EN el pasado y a lo largo de casi toda la historia humana, la principal amenaza para la supervivencia humana fue la naturaleza, hasta que, creyéndola dominada, pensamos que el choque de civilizaciones e intereses se convirtió en una suerte de Cruella de Vil mirando con los ojos de la ambición a una camada de dálmatas. Impulsando las fortalezas de cada pueblo y corrigiendo sus debilidades (o cuanto menos, ocultándolas...), conquistaron parcelas de bienestar y herramientas para el progreso. Esa era, hasta hace bien poco, la crónica del último siglo y medio de nuestra supervivencia.

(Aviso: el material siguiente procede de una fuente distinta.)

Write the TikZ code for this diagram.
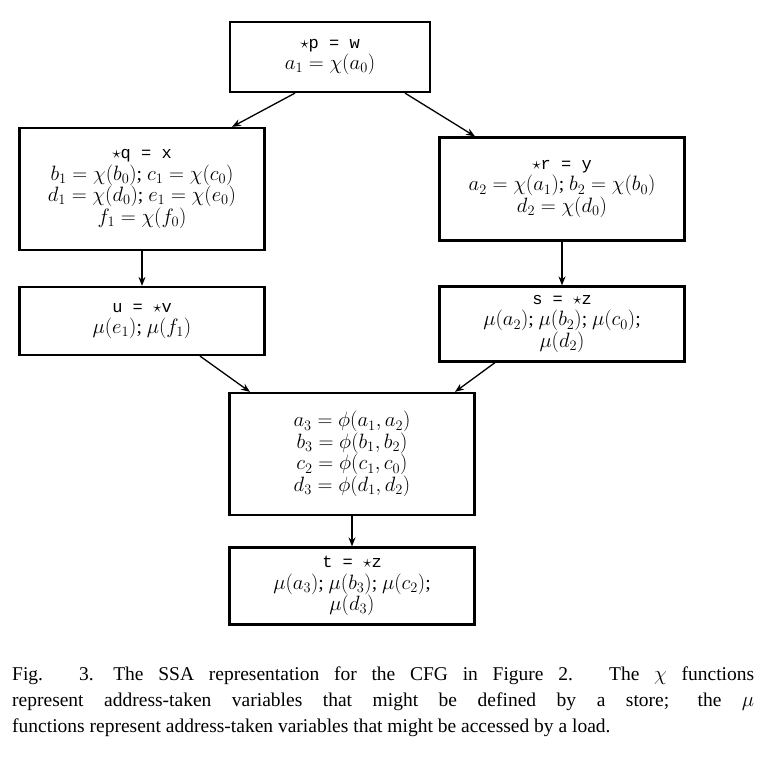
\documentclass[tikz,border=0pt]{standalone}
\usepackage{fontspec}
\setmainfont{Liberation Serif}
\setmonofont{Liberation Mono}
\usetikzlibrary{arrows.meta}
\newcommand{\code}[1]{{\fontsize{17}{21}\selectfont\texttt{#1}}}
\newcommand{\st}{$\star$}
\begin{document}
\begin{tikzpicture}[x=1pt,y=-1pt,
 box/.style={draw,line width=2.2pt,align=center,inner sep=0pt,font=\fontsize{19.5}{21.5}\selectfont},
 arr/.style={-{Stealth[length=9pt,width=7pt]},line width=1.3pt}]
\useasboundingbox (0,0) rectangle (765,760);
\node[box,minimum width=200,minimum height=70] (top) at (330,57) {\code{\st p = w}\\$a_1=\chi(a_0)$};
\node[box,minimum width=245,minimum height=122] (q) at (142,189) {\code{\st q = x}\\$b_1=\chi(b_0)$; $c_1=\chi(c_0)$\\$d_1=\chi(d_0)$; $e_1=\chi(e_0)$\\$f_1=\chi(f_0)$};
\node[box,minimum width=245,minimum height=103] (r) at (562,189) {\code{\st r = y}\\$a_2=\chi(a_1)$; $b_2=\chi(b_0)$\\$d_2=\chi(d_0)$};
\node[box,minimum width=245,minimum height=68] (u) at (142,321) {\code{u = \st v}\\$\mu(e_1)$; $\mu(f_1)$};
\node[box,minimum width=245,minimum height=75] (s) at (562,324) {\code{s = \st z}\\$\mu(a_2)$; $\mu(b_2)$; $\mu(c_0)$;\\$\mu(d_2)$};
\node[box,minimum width=245,minimum height=122] (phi) at (352,454) {$a_3=\phi(a_1,a_2)$\\$b_3=\phi(b_1,b_2)$\\$c_2=\phi(c_1,c_0)$\\$d_3=\phi(d_1,d_2)$};
\node[box,minimum width=245,minimum height=77] (t) at (352,586) {\code{t = \st z}\\$\mu(a_3)$; $\mu(b_3)$; $\mu(c_2)$;\\$\mu(d_3)$};
\draw[arr] ([xshift=-35]top.south) -- ([xshift=90]q.north);
\draw[arr] ([xshift=75]top.south) -- ([xshift=-87]r.north);
\draw[arr] (q) -- (u);
\draw[arr] (r) -- (s);
\draw[arr] ([xshift=58]u.south) -- ([xshift=-102]phi.north);
\draw[arr] ([xshift=-67]s.south) -- ([xshift=103]phi.north);
\draw[arr] (phi) -- (t);
\node[anchor=north west,text width=742,align=justify,inner sep=0pt,font=\fontsize{19.5}{26}\selectfont] (cap) at (12,667)
 {Fig. 3.\quad The SSA representation for the CFG in Figure 2. The $\chi$ functions\linebreak represent address-taken variables that might be defined by a store; the $\mu$\linebreak functions represent address-taken variables that might be accessed by a load.};
\end{tikzpicture}
\end{document}
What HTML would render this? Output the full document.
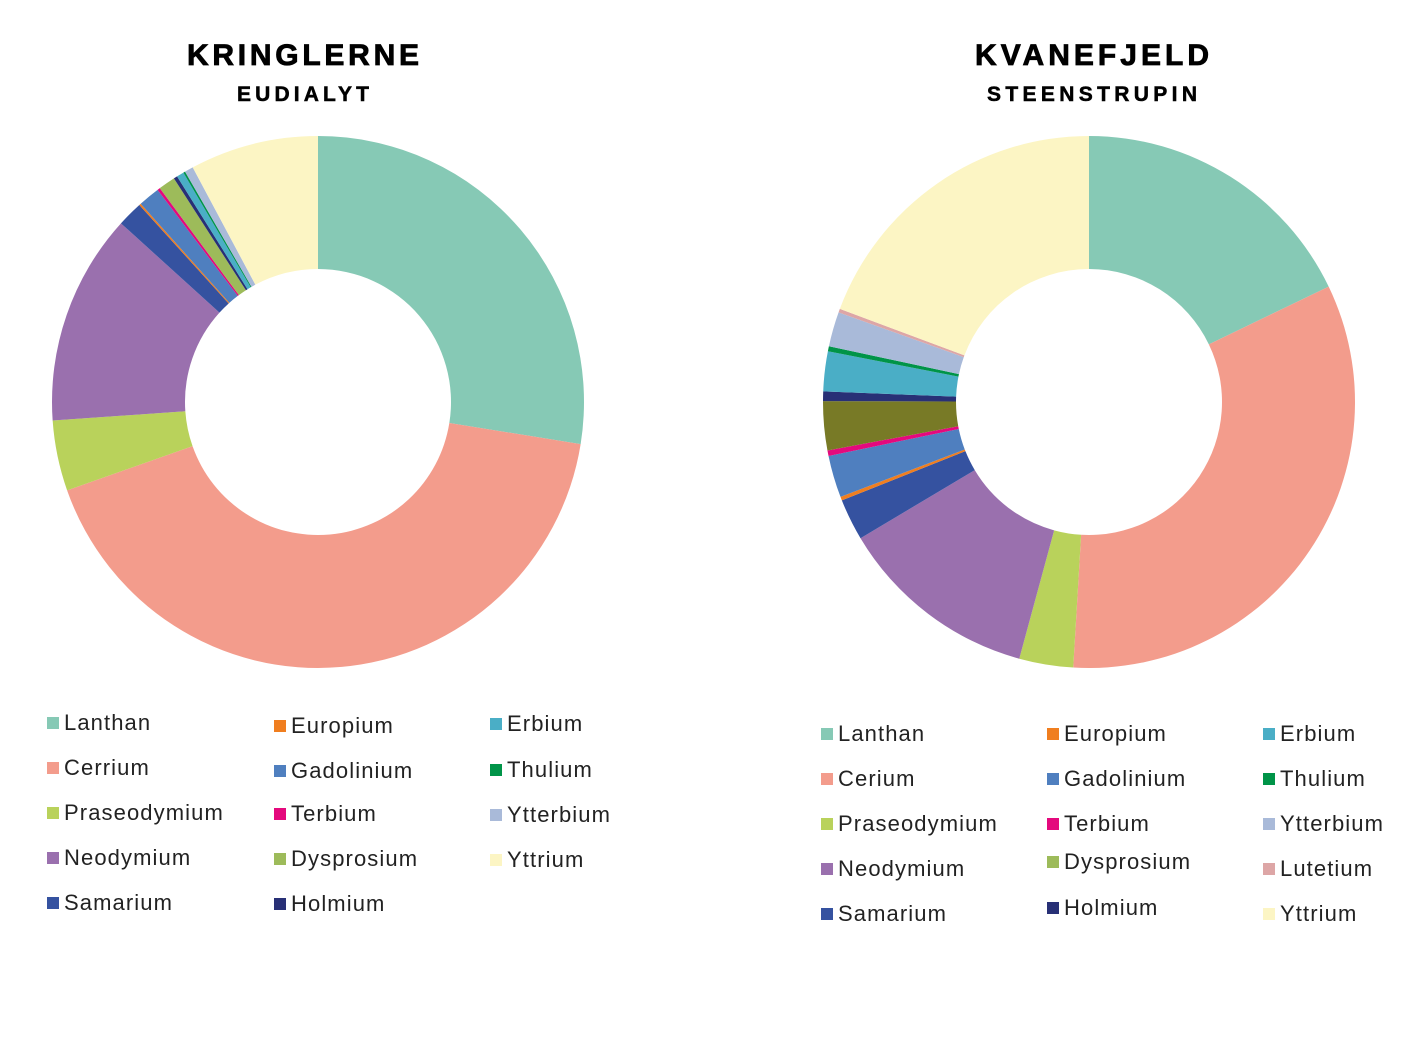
<!DOCTYPE html>
<html><head><meta charset="utf-8"><style>
html,body{margin:0;padding:0;background:#fff;}
svg{display:block;font-family:"Liberation Sans",sans-serif;}
</style></head><body>
<svg id="s" width="1417" height="1042" viewBox="0 0 1417 1042" xmlns="http://www.w3.org/2000/svg">
<text x="303" y="65" text-anchor="middle" font-size="30" font-weight="bold" stroke="#000" stroke-width="0.8" textLength="232" lengthAdjust="spacing">KRINGLERNE</text>
<text x="303" y="101" text-anchor="middle" font-size="21" font-weight="bold" stroke="#000" stroke-width="0.5" textLength="132" lengthAdjust="spacing">EUDIALYT</text>
<text x="1092" y="65" text-anchor="middle" font-size="30" font-weight="bold" stroke="#000" stroke-width="0.8" textLength="234" lengthAdjust="spacing">KVANEFJELD</text>
<text x="1092" y="101" text-anchor="middle" font-size="21" font-weight="bold" stroke="#000" stroke-width="0.5" textLength="210" lengthAdjust="spacing">STEENSTRUPIN</text>
<g id="g"></g>
</svg>
<script>
var C={La:"#86c9b5",Ce:"#f39c8c",Pr:"#b9d25b",Nd:"#9a70ae",Sm:"#3552a0",Eu:"#f07e1f",Gd:"#4f7fbf",Tb:"#e4097d",Dy:"#9dbb5a",Ho:"#283076",Er:"#4aaec6",Tm:"#009448",Yb:"#a9bad9",Y:"#fcf5c4",Lu:"#dda6a6",Ol:"#787a26"};
var g=document.getElementById("g"),h="";
function donut(cx,cy,R,r,segs){var a0=0;segs.forEach(function(s){var a1=s[1];
var p=function(rad,a){var t=a*Math.PI/180;return (cx+rad*Math.sin(t)).toFixed(2)+","+(cy-rad*Math.cos(t)).toFixed(2);};
var lg=(a1-a0)>180?1:0;
h+='<path fill="'+C[s[0]]+'" d="M'+p(R,a0)+' A'+R+','+R+' 0 '+lg+' 1 '+p(R,a1)+' L'+p(r,a1)+' A'+r+','+r+' 0 '+lg+' 0 '+p(r,a0)+'Z"/>';a0=a1;});}
donut(318,402,266,133,[["La",99.1],["Ce",250.6],["Pr",266],["Nd",312.2],["Sm",317.8],["Eu",318.2],["Gd",322.9],["Tb",323.5],["Dy",327.2],["Ho",328.0],["Er",329.6],["Tm",330.0],["Yb",331.9],["Y",360]]);
donut(1089,402,266,133,[["La",64.3],["Ce",183.4],["Pr",195.2],["Nd",239.2],["Sm",248.3],["Eu",249.1],["Gd",258.3],["Tb",259.5],["Ol",270.2],["Ho",272.3],["Er",281.0],["Tm",282.1],["Yb",289.7],["Lu",290.5],["Y",360]]);
function leg(x,y,k,t){h+='<rect x="'+(x-6)+'" y="'+(y-6)+'" width="12" height="12" fill="'+C[k]+'"/><text x="'+(x+11)+'" y="'+(y+7)+'" font-size="22" letter-spacing="1.1" fill="#222">'+t+'</text>';}
var L=[[47,723,"La","Lanthan"],[47,768,"Ce","Cerrium"],[47,813,"Pr","Praseodymium"],[47,858,"Nd","Neodymium"],[47,903,"Sm","Samarium"],
[274,726,"Eu","Europium"],[274,771,"Gd","Gadolinium"],[274,814,"Tb","Terbium"],[274,859,"Dy","Dysprosium"],[274,904,"Ho","Holmium"],
[490,724,"Er","Erbium"],[490,770,"Tm","Thulium"],[490,815,"Yb","Ytterbium"],[490,860,"Y","Yttrium"],
[821,734,"La","Lanthan"],[821,779,"Ce","Cerium"],[821,824,"Pr","Praseodymium"],[821,869,"Nd","Neodymium"],[821,914,"Sm","Samarium"],
[1047,734,"Eu","Europium"],[1047,779,"Gd","Gadolinium"],[1047,824,"Tb","Terbium"],[1047,862,"Dy","Dysprosium"],[1047,908,"Ho","Holmium"],
[1263,734,"Er","Erbium"],[1263,779,"Tm","Thulium"],[1263,824,"Yb","Ytterbium"],[1263,869,"Lu","Lutetium"],[1263,914,"Y","Yttrium"]];
L.forEach(function(a){leg(a[0]+6,a[1],a[2],a[3]);});
g.innerHTML=h;
</script>
</body></html>
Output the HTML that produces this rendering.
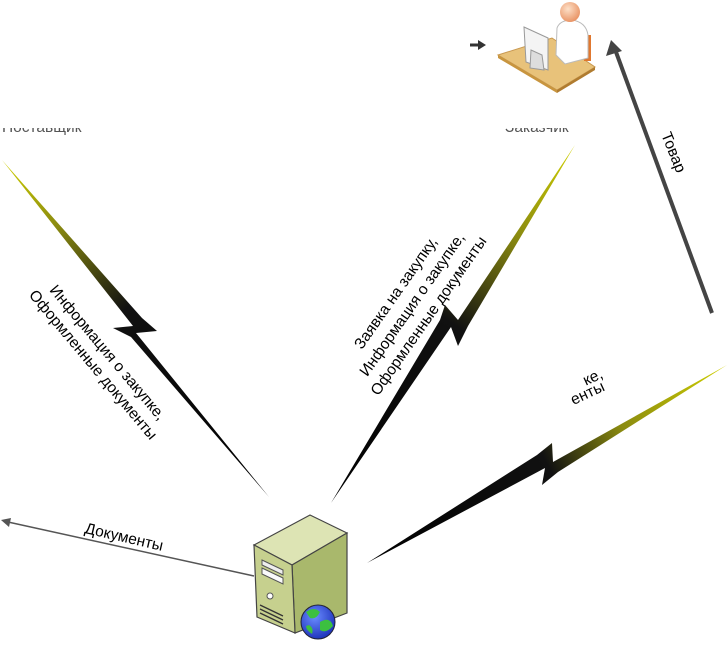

Y digo "era" porque la naturaleza no da su brazo a torcer con facilidad. Como uno de esos ríos canalizados durante décadas que un buen día rompen las presas y diques que los contienen y reclaman su territorio, la naturaleza desatada, si no damos pábulo a las teorías que hablan de conspiraciones de laboratorio, demuestra el peso de su ley salvaje. Oyendo ayer a Unai Rementeria hablar sobre cómo Bizkaia mantiene firme su empeño en el progreso, cómo se aferra a nuevos proyectos, cómo gana comodidades a la vida o qué uso da a los recursos, se diría que todo sigue igual. Pero a cada paso fueron entrometiéndose en el discurso los efectos de la pandemia. Las tierras que se ganan para fortalecimiento de la salud, los créditos que han de flexibilizarse para mantener en pie proyectos que se tambaleaban, agentes que hoy necesitan coger más de la bolsa del reparto... Mirando con curiosidad, uno sospecha que es de nuevo la tierra (y algunas de las criaturas malignas que en ellas habitan...) la que marca el rumbo. Se ha llevado consigo miles de vidas y un puñado de esperanzas y sueños. Obliga al hombre, tan orgulloso de sus conquistas, a guarecerse ante su violencia desatada. Como ya nos dijo, tiempo ha, Félix Rodríguez de la Fuente, siguen en pie de guerra el hombre y la tierra.